== What is asked ==
Pick every line from the data that holds the word "this".

== Data to use ==
————————

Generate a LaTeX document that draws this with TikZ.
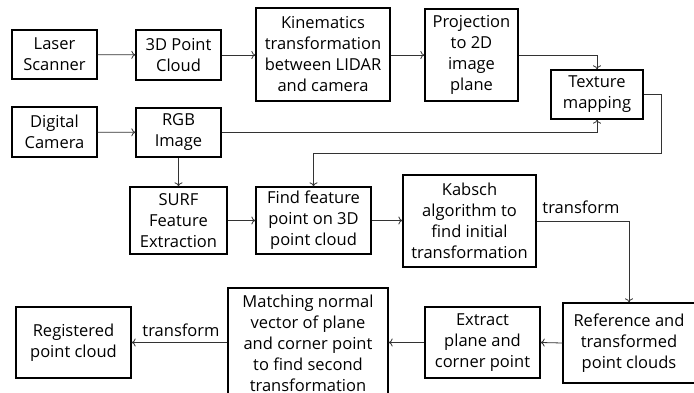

————————

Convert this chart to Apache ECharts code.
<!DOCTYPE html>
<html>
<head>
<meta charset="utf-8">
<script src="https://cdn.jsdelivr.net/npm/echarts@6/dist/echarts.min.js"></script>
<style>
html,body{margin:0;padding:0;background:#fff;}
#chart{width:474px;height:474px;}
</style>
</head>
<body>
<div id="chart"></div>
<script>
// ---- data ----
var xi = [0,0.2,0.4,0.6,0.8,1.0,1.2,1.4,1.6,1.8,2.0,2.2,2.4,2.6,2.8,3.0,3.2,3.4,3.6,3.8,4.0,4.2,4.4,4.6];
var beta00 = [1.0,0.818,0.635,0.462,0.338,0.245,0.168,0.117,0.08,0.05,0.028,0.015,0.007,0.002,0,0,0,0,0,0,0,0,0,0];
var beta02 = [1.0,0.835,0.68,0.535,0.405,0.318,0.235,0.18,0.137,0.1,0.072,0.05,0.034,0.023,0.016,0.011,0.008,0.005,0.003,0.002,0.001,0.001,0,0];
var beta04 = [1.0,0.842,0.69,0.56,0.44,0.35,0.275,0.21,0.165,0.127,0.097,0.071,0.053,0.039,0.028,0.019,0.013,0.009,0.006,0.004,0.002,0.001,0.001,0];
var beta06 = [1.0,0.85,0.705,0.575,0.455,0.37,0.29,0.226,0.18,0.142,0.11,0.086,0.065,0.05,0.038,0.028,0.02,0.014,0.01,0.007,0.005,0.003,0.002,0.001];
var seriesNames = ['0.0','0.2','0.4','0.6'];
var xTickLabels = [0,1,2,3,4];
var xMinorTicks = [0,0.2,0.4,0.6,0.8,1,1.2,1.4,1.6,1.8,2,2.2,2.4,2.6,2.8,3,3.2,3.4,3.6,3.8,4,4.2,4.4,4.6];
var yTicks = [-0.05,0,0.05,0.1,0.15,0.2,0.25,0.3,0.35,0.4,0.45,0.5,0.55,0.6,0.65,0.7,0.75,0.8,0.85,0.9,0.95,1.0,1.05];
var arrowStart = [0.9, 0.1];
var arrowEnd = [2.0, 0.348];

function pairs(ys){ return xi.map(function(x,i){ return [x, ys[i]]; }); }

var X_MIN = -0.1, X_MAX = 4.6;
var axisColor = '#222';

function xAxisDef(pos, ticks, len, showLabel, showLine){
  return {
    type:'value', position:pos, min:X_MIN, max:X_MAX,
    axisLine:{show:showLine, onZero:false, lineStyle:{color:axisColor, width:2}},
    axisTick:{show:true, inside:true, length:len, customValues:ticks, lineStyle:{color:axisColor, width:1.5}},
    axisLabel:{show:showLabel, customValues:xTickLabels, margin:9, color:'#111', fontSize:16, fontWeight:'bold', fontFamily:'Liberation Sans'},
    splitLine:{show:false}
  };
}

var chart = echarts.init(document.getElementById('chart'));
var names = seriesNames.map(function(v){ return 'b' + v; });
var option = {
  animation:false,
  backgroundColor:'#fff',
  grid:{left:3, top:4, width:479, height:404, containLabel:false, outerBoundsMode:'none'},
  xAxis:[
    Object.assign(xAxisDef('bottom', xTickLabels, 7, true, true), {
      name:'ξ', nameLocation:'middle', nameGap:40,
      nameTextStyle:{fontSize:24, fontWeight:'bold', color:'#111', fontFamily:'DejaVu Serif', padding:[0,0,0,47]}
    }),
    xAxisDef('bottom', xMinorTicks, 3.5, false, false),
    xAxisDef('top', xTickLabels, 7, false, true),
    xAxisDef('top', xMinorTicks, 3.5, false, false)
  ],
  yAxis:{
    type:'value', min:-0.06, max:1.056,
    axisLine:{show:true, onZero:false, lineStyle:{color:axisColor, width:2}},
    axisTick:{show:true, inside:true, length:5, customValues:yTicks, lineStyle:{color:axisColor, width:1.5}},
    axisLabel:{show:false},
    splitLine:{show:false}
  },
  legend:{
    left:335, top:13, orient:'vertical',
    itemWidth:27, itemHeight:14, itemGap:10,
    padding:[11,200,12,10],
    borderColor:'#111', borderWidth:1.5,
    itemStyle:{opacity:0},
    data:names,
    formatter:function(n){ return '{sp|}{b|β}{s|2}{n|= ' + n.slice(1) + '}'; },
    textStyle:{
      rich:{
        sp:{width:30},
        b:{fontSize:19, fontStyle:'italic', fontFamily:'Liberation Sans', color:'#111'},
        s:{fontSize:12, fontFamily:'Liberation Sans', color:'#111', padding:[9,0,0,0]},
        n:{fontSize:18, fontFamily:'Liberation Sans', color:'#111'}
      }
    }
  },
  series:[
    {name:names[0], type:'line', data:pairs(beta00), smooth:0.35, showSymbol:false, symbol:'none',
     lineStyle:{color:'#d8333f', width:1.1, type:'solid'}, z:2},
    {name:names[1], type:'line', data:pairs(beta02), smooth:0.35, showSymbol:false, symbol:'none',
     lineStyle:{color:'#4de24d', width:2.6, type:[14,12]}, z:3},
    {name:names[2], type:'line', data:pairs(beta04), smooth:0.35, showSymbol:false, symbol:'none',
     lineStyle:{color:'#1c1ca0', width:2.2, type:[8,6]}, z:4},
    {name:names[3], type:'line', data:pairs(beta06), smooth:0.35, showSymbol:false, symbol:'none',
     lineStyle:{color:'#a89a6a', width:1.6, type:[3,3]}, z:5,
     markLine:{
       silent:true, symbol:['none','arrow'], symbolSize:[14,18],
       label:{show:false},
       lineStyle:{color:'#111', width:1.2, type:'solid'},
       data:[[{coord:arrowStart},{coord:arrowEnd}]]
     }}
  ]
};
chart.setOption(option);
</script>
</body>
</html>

————————

== Correct response ==
Generate a LaTeX document that draws this with TikZ.
Convert this chart to Apache ECharts code.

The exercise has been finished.